**Directive:**
Pull out every line with the word "this" from the entries below.

**Exercise material:**
##########
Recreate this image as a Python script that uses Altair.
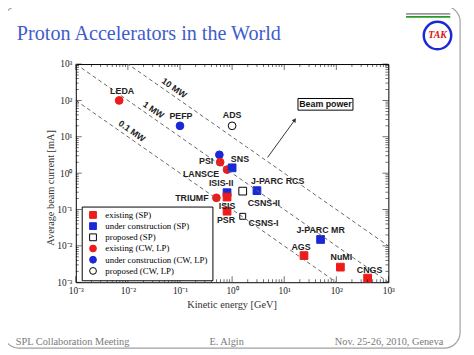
import altair as alt
import pandas as pd

# ---------------- data ----------------
names = ["LEDA", "PEFP", "ADS", "", "PSI", "LANSCE", "SNS", "ISIS-II", "J-PARC RCS",
         "CSNS-II", "TRIUMF", "ISIS", "PSR", "CSNS-I", "J-PARC MR", "AGS", "NuMI", "CNGS"]
energy_gev = [0.0068, 0.1, 1.0, 0.57, 0.59, 0.8, 1.0, 0.8, 3.0,
              1.6, 0.5, 0.8, 0.8, 1.6, 50, 24, 120, 400]
current_ma = [100, 20, 20, 3.2, 2.0, 1.25, 1.4, 0.29, 0.33,
              0.32, 0.21, 0.22, 0.09, 0.065, 0.015, 0.0054, 0.0026, 0.0013]
category = ["existing (CW, LP)", "under construction (CW, LP)", "proposed (CW, LP)",
            "under construction (CW, LP)", "existing (CW, LP)", "existing (CW, LP)",
            "under construction (SP)", "under construction (SP)", "under construction (SP)",
            "proposed (SP)", "existing (CW, LP)", "existing (SP)", "existing (SP)",
            "proposed (SP)", "under construction (SP)", "existing (SP)", "existing (SP)",
            "existing (SP)"]

categories = ["existing (SP)", "under construction (SP)", "proposed (SP)",
              "existing (CW, LP)", "under construction (CW, LP)", "proposed (CW, LP)"]

power_mw = [10, 1, 0.1]
power_labels = ["10 MW", "1 MW", "0.1 MW"]
power_label_energy = [0.065, 0.026, 0.01]

axis_decades = [1e-3, 1e-2, 1e-1, 1e0, 1e1, 1e2, 1e3]

# ---------------- styles ----------------
RED = "#ee1b1b"
BLUE = "#1a28d6"
shapes = ["square", "square", "square", "circle", "circle", "circle"]
fills = [RED, BLUE, "white", RED, BLUE, "white"]
strokes = [RED, BLUE, "black", RED, BLUE, "black"]
sizes = {"CSNS-I": 36}

label_style = {
    "LEDA": ("center", 3, -10), "PEFP": ("center", 1, -10), "ADS": ("center", 0, -11),
    "PSI": ("right", -7, -1), "LANSCE": ("right", -8, 4), "SNS": ("center", 8, -9),
    "ISIS-II": ("center", -6, -10), "J-PARC RCS": ("left", -6, -10),
    "CSNS-II": ("left", 5, 12), "TRIUMF": ("right", -8, 0), "ISIS": ("center", 0, 9),
    "PSR": ("center", -1, 9), "CSNS-I": ("left", 6, 7), "J-PARC MR": ("center", 0, -10),
    "AGS": ("center", -3, -9), "NuMI": ("center", 1, -10), "CNGS": ("center", 2, -8),
}

W, H = 318, 222
SERIF = "Liberation Serif"
SANS = "Liberation Sans"

xs = alt.Scale(type="log", domain=[1e-3, 1e3], nice=False)
ys = alt.Scale(type="log", domain=[1e-3, 1e3], nice=False)

sup_expr = ("'10' + ['\u207b\u00b3','\u207b\u00b2','\u207b\u00b9','\u2070','\u00b9','\u00b2','\u00b3']"
            "[round(log(datum.value)/LN10)+3]")

x_axis = alt.Axis(values=axis_decades, labelExpr=sup_expr, ticks=False, domain=False,
                  grid=False, labelFont=SERIF, labelFontSize=9.5, labelColor="#222",
                  labelPadding=3, labelFlush=False, title=None)
y_axis = alt.Axis(values=axis_decades, labelExpr=sup_expr, ticks=False, domain=False,
                  grid=False, labelFont=SERIF, labelFontSize=9.5, labelColor="#222",
                  labelPadding=4, labelFlush=False, title=None)


def X(f):
    return alt.X(f, scale=xs, axis=x_axis, title=None)


def Y(f):
    return alt.Y(f, scale=ys, axis=y_axis, title=None)


df = pd.DataFrame({"name": names, "E": energy_gev, "I": current_ma, "cat": category})
df["sz"] = [sizes.get(n, 62) for n in names]

legend = alt.Legend(title=None, orient="none", legendX=6, legendY=145, strokeColor="black",
                    fillColor="white", padding=4, labelFont=SERIF, labelFontSize=9,
                    labelColor="black", symbolSize=48, symbolStrokeWidth=1, rowPadding=0.4,
                    symbolOffset=3, labelOffset=8, cornerRadius=0)

points = alt.Chart(df).mark_point(filled=True, opacity=1, strokeWidth=1).encode(
    x=X("E:Q"), y=Y("I:Q"),
    shape=alt.Shape("cat:N", scale=alt.Scale(domain=categories, range=shapes), legend=legend),
    fill=alt.Fill("cat:N", scale=alt.Scale(domain=categories, range=fills), legend=legend),
    stroke=alt.Stroke("cat:N", scale=alt.Scale(domain=categories, range=strokes), legend=legend),
    size=alt.Size("sz:Q", scale=None, legend=None),
)

# power lines I = P / E
rows = []
for p in power_mw:
    for e in [1e-3, 1e3]:
        rows.append({"P": p, "E": e, "I": p / e})
lines = alt.Chart(pd.DataFrame(rows)).mark_line(
    clip=True, color="#666", strokeDash=[4, 3], strokeWidth=1).encode(
    x=X("E:Q"), y=Y("I:Q"), detail="P:N")

pl = pd.DataFrame({"E": power_label_energy,
                   "I": [p / e for p, e in zip(power_mw, power_label_energy)],
                   "t": power_labels})
power_text = alt.Chart(pl).mark_text(
    angle=35, dy=-7, font=SANS, fontWeight="bold", fontSize=9, color="#222",
    baseline="middle").encode(x=X("E:Q"), y=Y("I:Q"), text="t:N")

# point labels
label_layers = []
for n in names:
    if not n:
        continue
    al, dx, dy = label_style[n]
    label_layers.append(
        alt.Chart(df[df["name"] == n]).mark_text(
            align=al, dx=dx, dy=dy, baseline="middle", font=SANS, fontWeight="bold",
            fontSize=9, color="#222").encode(x=X("E:Q"), y=Y("I:Q"), text="name:N"))

# beam power annotation
arrow_df = pd.DataFrame({"E": [4.8], "I": [2.7], "E2": [16.0], "I2": [29.0]})
arrow_line = alt.Chart(arrow_df).mark_rule(color="#333", strokeWidth=1).encode(
    x=X("E:Q"), y=Y("I:Q"), x2="E2:Q", y2="I2:Q")
arrow_head = alt.Chart(arrow_df).mark_point(
    shape="triangle-up", angle=36, filled=True, color="#333", size=22, opacity=1).encode(
    x=X("E2:Q"), y=Y("I2:Q"))
box_df = pd.DataFrame({"E": [18.4], "E2": [209.0], "I": [113.0], "I2": [54.0],
                       "Ec": [62.0], "Ic": [78.0], "t": ["Beam power"]})
box = alt.Chart(box_df).mark_rect(fill="white", stroke="black", strokeWidth=1).encode(
    x=X("E:Q"), x2="E2:Q", y=Y("I:Q"), y2="I2:Q")
box_text = alt.Chart(box_df).mark_text(font=SANS, fontWeight="bold", fontSize=9,
                                       color="#111", baseline="middle").encode(
    x=X("Ec:Q"), y=Y("Ic:Q"), text="t:N")

# axis ticks drawn inside the frame on all four sides
major = axis_decades
minor = [m * d for d in axis_decades[:-1] for m in range(2, 10)]
tick_layers = []
for vals, ln in [(major, 6), (minor, 3)]:
    tdf = pd.DataFrame({"v": vals})
    for yv in [H - ln / 2, ln / 2]:
        tick_layers.append(alt.Chart(tdf).mark_tick(
            orient="vertical", size=ln, thickness=0.8, color="black").encode(
            x=X("v:Q"), y=alt.value(yv)))
    for xv in [ln / 2, W - ln / 2]:
        tick_layers.append(alt.Chart(tdf).mark_tick(
            orient="horizontal", size=ln, thickness=0.8, color="black").encode(
            y=Y("v:Q"), x=alt.value(xv)))

# slide decorations
one = pd.DataFrame({"a": [0]})


def txt(s, x, y, **kw):
    return alt.Chart(one).mark_text(**kw).encode(x=alt.value(x), y=alt.value(y),
                                                 text=alt.value(s))


frame = alt.Chart(one).mark_rect(fill=None, stroke="#a0a0a0", strokeWidth=1.2,
                                 cornerRadius=16).encode(
    x=alt.value(-74), x2=alt.value(391), y=alt.value(-59), y2=alt.value(289))

title = txt("Proton Accelerators in the World", -60, -24, align="left", baseline="alphabetic",
            font=SERIF, fontSize=20.5, color="#3f5ccc")
xtitle = txt("Kinetic energy [GeV]", 159, 245, align="center", baseline="middle",
             font=SERIF, fontSize=10.5, color="#333")
ytitle = txt("Average beam current [mA]", -25, 126, align="center", baseline="middle",
             angle=270, font=SERIF, fontSize=10.5, color="#333")
foot1 = txt("SPL Collaboration Meeting", -61, 286, align="left", font=SERIF, fontSize=10.5,
            color="#7a7a7a", baseline="alphabetic")
foot2 = txt("E. Algin", 136, 286, align="left", font=SERIF, fontSize=10.5,
            color="#7a7a7a", baseline="alphabetic")
foot3 = txt("Nov. 25-26, 2010, Geneva", 374, 286, align="right", font=SERIF, fontSize=10.5,
            color="#7a7a7a", baseline="alphabetic")

logo_ring = alt.Chart(one).mark_point(shape="circle", size=780, filled=False, color="#1a28d6",
                                      strokeWidth=2.5, opacity=1).encode(
    x=alt.value(368), y=alt.value(-29))
logo_text = txt("TAK", 368, -29, align="center", baseline="middle", font=SERIF,
                fontStyle="italic", fontWeight="bold", fontSize=10, color="#e01010")
logo_bar = alt.Chart(one).mark_rule(color="#2a9a2a", strokeWidth=2).encode(
    x=alt.value(336), x2=alt.value(381), y=alt.value(-48))
logo_bar2 = alt.Chart(one).mark_rule(color="#4a4a4a", strokeWidth=1).encode(
    x=alt.value(336), x2=alt.value(381), y=alt.value(-51))

chart = alt.layer(
    points, frame, lines, power_text, arrow_line, arrow_head, box, box_text,
    *tick_layers, *label_layers,
    title, xtitle, ytitle, foot1, foot2, foot3, logo_ring, logo_text, logo_bar, logo_bar2,
).properties(
    width=W, height=H, autosize="none",
    padding={"left": 69, "top": 54, "right": 79, "bottom": 71},
    background="white",
).configure_view(stroke="black", strokeWidth=1)

chart.save("out.html", embed_options={"renderer": "svg", "actions": False})
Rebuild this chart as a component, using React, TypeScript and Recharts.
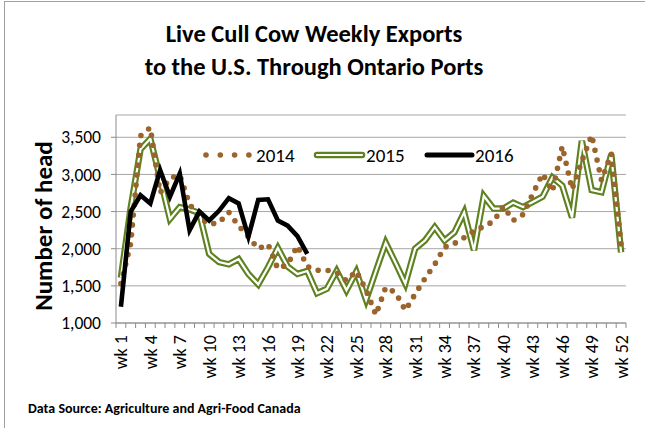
##########
**Solution to the problem:**
Recreate this image as a Python script that uses Altair.
Rebuild this chart as a component, using React, TypeScript and Recharts.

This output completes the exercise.